Last Day Delivering The Ann Arbor News
Late on Thursday afternoon, the last day of publication for The Ann Arbor News, Cary Push was waiting in his pickup truck at the corner of Eberwhite and Woodridge. The bundle drop hadn’t been made yet to his carrier route, which covers this west side neighborhood south of Liberty and west of Seventh Street.
When the bundled papers finally arrived, and after Push had rolled them into their plastic bags, The Chronicle tagged along for a bit as he delivered the last day’s edition of The News.
We shadowed him as he walked through the neighborhood with a canvas bag loaded with newspapers. He stopped at some of the houses – but by no means all – and placed each paper in the spot where he’d learned over the last three years that subscribers on his route preferred to have their paper delivered.
Some of them got placed right on the door mat.

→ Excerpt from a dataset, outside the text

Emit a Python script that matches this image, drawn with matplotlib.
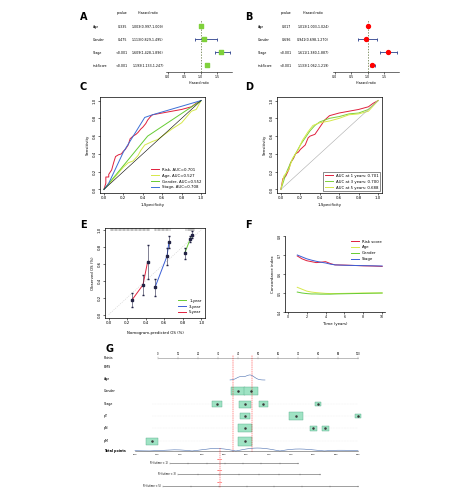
import matplotlib
matplotlib.use("Agg")
import matplotlib.pyplot as plt
import numpy as np

W, H = 474, 498
fig = plt.figure(figsize=(W/100, H/100), dpi=100)
def axp(x0, y0, x1, y1):
    return fig.add_axes([x0/W, 1-y1/H, (x1-x0)/W, (y1-y0)/H])
FS = 2.3

# ---------- data ----------
vars_ = ["Age", "Gender", "Stage", "riskScore"]
pA = ["0.335", "0.475", "<0.001", "<0.001"]
hrA = [1.003, 1.113, 1.609, 1.193]; loA = [0.997, 0.829, 1.428, 1.133]; hiA = [1.009, 1.495, 1.896, 1.247]
pB = ["0.017", "0.696", "<0.001", "<0.001"]
hrB = [1.013, 0.941, 1.611, 1.133]; loB = [1.003, 0.698, 1.380, 1.062]; hiB = [1.024, 1.270, 1.887, 1.219]

c_risk_x = [0, 0.02, 0.02, 0.05, 0.05, 0.08, 0.1, 0.12, 0.15, 0.18, 0.2, 0.22, 0.25, 0.27, 0.3, 0.33, 0.35, 0.38, 0.4, 0.43, 0.45, 0.48, 0.5, 0.6, 0.7, 0.8, 0.9, 0.95, 1.0]
c_risk_y = [0, 0.07, 0.14, 0.14, 0.17, 0.22, 0.3, 0.37, 0.39, 0.4, 0.43, 0.45, 0.5, 0.57, 0.6, 0.62, 0.64, 0.68, 0.7, 0.74, 0.78, 0.82, 0.84, 0.86, 0.88, 0.9, 0.93, 0.97, 1.0]
c_age_x = [0, 0.1, 0.2, 0.25, 0.3, 0.35, 0.38, 0.42, 0.5, 0.55, 0.6, 0.7, 0.8, 0.9, 0.95, 1.0]
c_age_y = [0, 0.12, 0.25, 0.3, 0.32, 0.38, 0.44, 0.5, 0.54, 0.56, 0.6, 0.68, 0.75, 0.88, 0.9, 1.0]
c_gen_x = [0, 0.45, 1.0]
c_gen_y = [0, 0.6, 1.0]
c_stg_x = [0, 0.05, 0.2, 0.42, 0.5, 1.0]
c_stg_y = [0, 0.07, 0.42, 0.81, 0.84, 1.0]
aucC = ["Risk, AUC=0.701", "Age, AUC=0.527", "Gender, AUC=0.552", "Stage, AUC=0.708"]

d1_x = [0, 0.02, 0.05, 0.08, 0.1, 0.13, 0.15, 0.18, 0.2, 0.25, 0.28, 0.3, 0.35, 0.4, 0.45, 0.5, 0.6, 0.7, 0.8, 0.9, 0.95, 1.0]
d1_y = [0, 0.12, 0.15, 0.22, 0.3, 0.35, 0.4, 0.42, 0.45, 0.5, 0.58, 0.6, 0.62, 0.7, 0.78, 0.83, 0.86, 0.88, 0.9, 0.93, 0.97, 1.0]
d3_x = [0, 0.03, 0.06, 0.1, 0.15, 0.2, 0.25, 0.3, 0.35, 0.4, 0.5, 0.6, 0.7, 0.8, 0.9, 1.0]
d3_y = [0, 0.1, 0.2, 0.3, 0.4, 0.5, 0.58, 0.66, 0.72, 0.76, 0.8, 0.82, 0.85, 0.86, 0.9, 1.0]
d5_x = [0, 0.03, 0.08, 0.12, 0.18, 0.22, 0.28, 0.33, 0.4, 0.5, 0.6, 0.7, 0.8, 0.9, 1.0]
d5_y = [0, 0.15, 0.22, 0.35, 0.45, 0.55, 0.65, 0.72, 0.75, 0.77, 0.8, 0.84, 0.85, 0.88, 1.0]
aucD = ["AUC at 1 years: 0.701", "AUC at 3 years: 0.700", "AUC at 5 years: 0.688"]

e1_x = [0.82, 0.88, 0.90]; e1_y = [0.72, 0.89, 0.94]; e1_e = [0.07, 0.04, 0.04]
e3_x = [0.50, 0.63, 0.65]; e3_y = [0.32, 0.69, 0.85]; e3_e = [0.1, 0.1, 0.07]
e5_x = [0.25, 0.37, 0.42]; e5_y = [0.17, 0.35, 0.62]; e5_e = [0.08, 0.12, 0.2]

f_t = [1, 1.5, 2, 2.5, 3, 3.5, 4, 4.5, 5, 6, 7, 8, 9, 10]
f_risk = [0.695, 0.68, 0.67, 0.665, 0.66, 0.662, 0.665, 0.655, 0.648, 0.647, 0.645, 0.643, 0.642, 0.64]
f_age = [0.53, 0.52, 0.51, 0.505, 0.502, 0.5, 0.498, 0.497, 0.497, 0.498, 0.499, 0.5, 0.5, 0.5]
f_gen = [0.505, 0.5, 0.497, 0.495, 0.495, 0.494, 0.494, 0.494, 0.495, 0.496, 0.497, 0.498, 0.499, 0.5]
f_stg = [0.7, 0.69, 0.68, 0.673, 0.667, 0.662, 0.658, 0.652, 0.648, 0.646, 0.645, 0.644, 0.643, 0.642]

g_rows = ["Points", "BMS", "Age", "Gender", "Stage", "pT", "pN", "pM", "Total points"]

# ---------- labels ----------
for t, x, y in [("A", 80, 20), ("B", 245, 20), ("C", 80, 90), ("D", 245, 90),
                ("E", 80, 228), ("F", 245, 228), ("G", 105, 352)]:
    fig.text(x/W, 1-y/H, t, fontsize=7, fontweight="bold")

# ---------- A / B ----------
def forest(tx, px, hx, ax_rect, p, hr, lo, hi, col):
    ys = [27, 40, 53, 66]
    fig.text(px/W, 1-14/H, "pvalue", fontsize=FS, ha="center")
    fig.text(hx/W, 1-14/H, "Hazard ratio", fontsize=FS, ha="center")
    for i, v in enumerate(vars_):
        fig.text(tx/W, 1-ys[i]/H, v, fontsize=FS, va="center")
        fig.text(px/W, 1-ys[i]/H, p[i], fontsize=FS, va="center", ha="center")
        fig.text(hx/W, 1-ys[i]/H, f"{hr[i]:.3f}({lo[i]:.3f}-{hi[i]:.3f})", fontsize=FS, va="center", ha="center")
    a = axp(*ax_rect)
    yy = np.arange(4)[::-1]
    a.hlines(yy, lo, hi, color="#2b3f8c", lw=0.6)
    a.vlines(lo, yy-0.08, yy+0.08, color="#2b3f8c", lw=0.6)
    a.vlines(hi, yy-0.08, yy+0.08, color="#2b3f8c", lw=0.6)
    a.scatter(hr, yy, s=8, color=col, marker="s" if col != "red" else "o", zorder=3)
    a.axvline(1, color="#556b2f", ls=(0, (2, 2)), lw=0.5)
    a.set_xlim(-0.05, 1.95); a.set_ylim(-0.5, 3.5)
    a.set_xticks([0, 0.5, 1.0, 1.5]); a.set_xticklabels(["0.0", "0.5", "1.0", "1.5"])
    a.tick_params(labelsize=FS, length=1.5, width=0.4, pad=1)
    a.set_yticks([])
    for s in ["top", "right", "left"]:
        a.spines[s].set_visible(False)
    a.spines["bottom"].set_linewidth(0.4)
    a.set_xlabel("Hazard ratio", fontsize=FS, labelpad=1)
forest(93, 122, 148, (166, 20, 232, 72), pA, hrA, loA, hiA, "#7fd13b")
forest(258, 286, 313, (333, 20, 399, 72), pB, hrB, loB, hiB, "red")

# ---------- C ----------
def roc_ax(rect):
    a = axp(*rect)
    a.set_xlim(-0.04, 1.04); a.set_ylim(-0.04, 1.04)
    a.set_xticks(np.arange(0, 1.01, 0.2)); a.set_yticks(np.arange(0, 1.01, 0.2))
    a.set_xticklabels([f"{v:.1f}" for v in np.arange(0, 1.01, 0.2)])
    a.set_yticklabels([f"{v:.1f}" for v in np.arange(0, 1.01, 0.2)], rotation=90, va="center")
    a.tick_params(labelsize=FS+0.5, length=1.5, width=0.4, pad=1)
    for s in a.spines.values(): s.set_linewidth(0.5)
    a.set_xlabel("1-Specificity", fontsize=FS+0.5, labelpad=2)
    a.set_ylabel("Sensitivity", fontsize=FS+0.5, labelpad=2)
    return a
a = roc_ax((100, 97, 205, 193))
a.plot(c_risk_x, c_risk_y, color="#e0203c", lw=0.7, label=aucC[0])
a.plot(c_age_x, c_age_y, color="#d6e84a", lw=0.7, label=aucC[1])
a.plot(c_gen_x, c_gen_y, color="#66cc33", lw=0.7, label=aucC[2])
a.plot(c_stg_x, c_stg_y, color="#3b6fd6", lw=0.7, label=aucC[3])
a.plot([0, 1], [0, 1], color="black", lw=0.4)
a.legend(loc="lower right", fontsize=FS+0.5, frameon=False, handlelength=2)

a = roc_ax((277, 97, 382, 193))
a.plot(d1_x, d1_y, color="#e0203c", lw=0.7, label=aucD[0])
a.plot(d3_x, d3_y, color="#7fd13b", lw=0.7, label=aucD[1])
a.plot(d5_x, d5_y, color="#d6e84a", lw=0.7, label=aucD[2])
a.plot([0, 1], [0, 1], color="#aaaaaa", lw=0.4)
a.legend(loc="lower right", fontsize=FS+0.5, frameon=True, edgecolor="black", fancybox=False, handlelength=2).get_frame().set_linewidth(0.4)

# ---------- E ----------
a = axp(105, 228, 205, 318)
a.plot([0, 1], [0, 1], color="#cccccc", lw=0.4, ls=(0, (2, 2)))
for xs, ys, es, c, lb in [(e1_x, e1_y, e1_e, "#66cc33", "1-year"), (e3_x, e3_y, e3_e, "#3b5fd6", "3-year"), (e5_x, e5_y, e5_e, "#e0203c", "5-year")]:
    a.plot(xs, ys, color=c, lw=0.7, label=lb)
    a.errorbar(xs, ys, yerr=es, fmt="s", color="#222244", ms=1.5, lw=0.4, capsize=1)
rug = np.concatenate([np.linspace(0.02, 0.44, 30), np.linspace(0.5, 0.66, 12), np.linspace(0.84, 0.92, 8)])
a.vlines(rug, 0.99, 1.02, color="#555555", lw=0.3)
a.set_xlim(-0.04, 1.04); a.set_ylim(-0.04, 1.02)
a.set_xticks(np.arange(0, 1.01, 0.2)); a.set_yticks(np.arange(0, 1.01, 0.2))
a.set_xticklabels([f"{v:.1f}" for v in np.arange(0, 1.01, 0.2)])
a.set_yticklabels([f"{v:.1f}" for v in np.arange(0, 1.01, 0.2)], rotation=90, va="center")
a.tick_params(labelsize=FS+0.5, length=1.5, width=0.4, pad=1)
for s in a.spines.values(): s.set_linewidth(0.5)
a.set_xlabel("Nomogram-predicted OS (%)", fontsize=FS+0.5, labelpad=4)
a.set_ylabel("Observed OS (%)", fontsize=FS+0.5, labelpad=2)
a.legend(loc="lower right", fontsize=FS+0.5, frameon=False, handlelength=2)

# ---------- F ----------
a = axp(285, 236, 385, 312)
a.plot(f_t, f_risk, color="#e0203c", lw=0.7, label="Risk score")
a.plot(f_t, f_age, color="#d6e84a", lw=0.7, label="Age")
a.plot(f_t, f_gen, color="#66cc33", lw=0.7, label="Gender")
a.plot(f_t, f_stg, color="#3b5fd6", lw=0.7, label="Stage")
a.set_xlim(-0.3, 10.3); a.set_ylim(0.4, 0.8)
a.set_xticks([0, 2, 4, 6, 8, 10]); a.set_yticks([0.4, 0.5, 0.6, 0.7, 0.8])
a.set_yticklabels(["0.4", "0.5", "0.6", "0.7", "0.8"], rotation=90, va="center")
a.tick_params(labelsize=FS, length=1.5, width=0.4, pad=1)
for s in ["top", "right"]: a.spines[s].set_visible(False)
for s in ["left", "bottom"]: a.spines[s].set_linewidth(0.5)
a.set_xlabel("Time (years)", fontsize=FS+0.5, labelpad=2)
a.set_ylabel("Concordance index", fontsize=FS+0.5, labelpad=2)
a.legend(loc="upper right", fontsize=FS+0.5, frameon=False, handlelength=2)

# ---------- G nomogram ----------
a = axp(60, 348, 362, 496)
a.set_xlim(0, 302); a.set_ylim(148, 0); a.axis("off")
rowy = [10, 19, 31, 43, 56, 68, 80, 93, 103]
for lab, y in zip(g_rows, rowy):
    a.text(44, y, lab, fontsize=FS, va="center", fontweight="bold" if lab == "Total points" else "normal")
pts = np.linspace(98, 298, 11)
a.plot([98, 298], [10, 10], color="#888888", lw=0.4)
for i, p in enumerate(pts):
    a.plot([p, p], [9, 11], color="#888888", lw=0.3)
    a.text(p, 8, str(i*10), fontsize=1.8, ha="center", va="bottom")
a.axvline(192, ymin=0.3, ymax=0.95, color="red", lw=0.3, ls="--")
a.axvline(173, ymin=0.3, ymax=0.95, color="red", lw=0.3, ls="--")
xx = np.linspace(170, 205, 40)
a.plot(xx, 32 - 5*np.exp(-((xx-190)/6)**2) - 3*np.exp(-((xx-180)/5)**2), color="#4a6fb0", lw=0.4)
boxes = [(178, 43, 14, 8), (191, 43, 14, 8), (157, 56, 10, 6), (185, 56, 12, 7), (203, 56, 9, 6), (258, 56, 6, 4),
         (185, 68, 10, 6), (236, 68, 14, 8), (337, 68, 6, 4), (185, 80, 14, 8), (253, 80, 7, 5), (265, 80, 7, 5),
         (185, 93, 14, 9), (92, 93, 12, 7)]
for (bx, by, bw, bh) in boxes:
    if bx > 300: bx = 298
    a.add_patch(plt.Rectangle((bx-bw/2, by-bh/2), bw, bh, facecolor="#9fe3c4", edgecolor="#55aa88", lw=0.3))
    a.plot(bx, by, "o", ms=0.8, color="#333333")
for y in [56, 68, 80, 93]:
    a.plot([92, 298], [y, y], color="#cccccc", lw=0.2, ls=":")
tp = np.linspace(75, 298, 200)
a.plot(tp, 103 - 3*np.abs(np.sin(tp/14)) * np.exp(-((tp-190)/80)**2), color="#4a6fb0", lw=0.4)
a.plot([75, 298], [103, 103], color="#555555", lw=0.4)
for i, v in enumerate(np.linspace(75, 298, 11)):
    a.text(v, 106, str(20*i+100) if i else "100", fontsize=1.7, ha="center", va="top")
for y, lab, lo, hi in [(115, "Pr(futime < 1)", 110, 238), (126, "Pr(futime < 3)", 118, 260), (138, "Pr(futime < 5)", 103, 298)]:
    a.text(lo-2, y, lab, fontsize=1.8, ha="right", va="center")
    a.plot([lo, hi], [y, y], color="#555555", lw=0.4)
    for t in np.linspace(lo, hi, 8):
        a.plot([t, t], [y, y+1], color="#555555", lw=0.3)
    a.text(160, y-3, "0.852", fontsize=1.6, color="red", ha="center")
a.plot([160, 160], [100, 140], color="red", lw=0.3, ls="--")

fig.savefig("out.png", dpi=100)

Others found a temporary home in the hooks under the mailbox. Some were tossed inside a screened-in porch.
None of them were simply flung from the sidewalk in the general direction of the house. That was something that one loyal subscriber and reader of The News was a little concerned about – because it won’t be Push who’ll be delivering the printed edition of AnnArbor.com to this neighborhood – that’s the publication intended to replace The Ann Arbor News, at least on Thursdays and Sundays.
That subscriber – who greeted Push with a handshake, wished him well, and asked for his contact information – wanted to know who would be delivering the new paper, and whether they were just going to throw it from a car. In light of some recent commentary by Chronicle readers, it’s a subject that resonates across Ann Arbor.
The conversation between Push and the subscriber continued. Contemplation of newspapers thrown with too much enthusiasm raised the specter of broken windows. Push couldn’t say for sure who or how the new paper would be delivered in that neighborhood, but told the subscriber if there were any broken windows, to definitely give him a call: “I do glazing, you know!”
Push owns Joe’s Glass and Handyman Service – “Joe” is his middle name. That business he described as “not going too bad.” But he’ll be continuing to supplement his income from that business by delivering the Thursday and Sunday editions of AnnArbor.com. He just won’t have the Eberwhite route. His new route will be the next neighborhood west of Eberwhite off of Liberty, which will get the sort of human-touch service he’s been providing here.
It’s not just the geographic location that will change. The Thursday AnnArbor.com will be a morning paper, unlike the weekday afternoon Ann Arbor News, and the bundle drops will come at 2 a.m. Push says he imagines that Thursday nights, he’ll try to get to bed around 9-10 p.m. for a few hours of sleep, but on Saturdays, he’d likely just stay up all night.
Push figures that the first few days, he’ll need extra time to learn the 300 addresses where he’ll deliver the new paper, but that once he learns the route, he’ll have no trouble getting the papers out on time.
And Push’s confidence on that score is good, because there’ll be one less hour to get the Sunday paper delivered, compared to the standards required by The News. AnnArbor.com wants the papers on the door step by 7 a.m., instead of 8 a.m.
In any case, it’s a fair bet that at whatever time he delivers them, Push’s papers will land on the doorstep or whatever place subscribers want them placed – not just wherever they happen to land.
I am sitting here on Friday and missing the Ann Arbor News. Thank heaven (and Mary) for the Ann Arbor Chronicle!
Thank Dave too. You folks have your eye on what we need in the Ann Arbor media.
Cary Push was the best carrier I’ve ever known in 40-plus years of home delivery for various newspapers, including The Ann Arbor News, the Wall Street Journal and the Financial Times. I’m really bummed that he won’t be delivering AnnArbor.com on my route. His customer service is splendid.
I’ll second that, Cary does an extra great job delivering the paper and the neighborhood to get him next is lucky. Thanks Cary!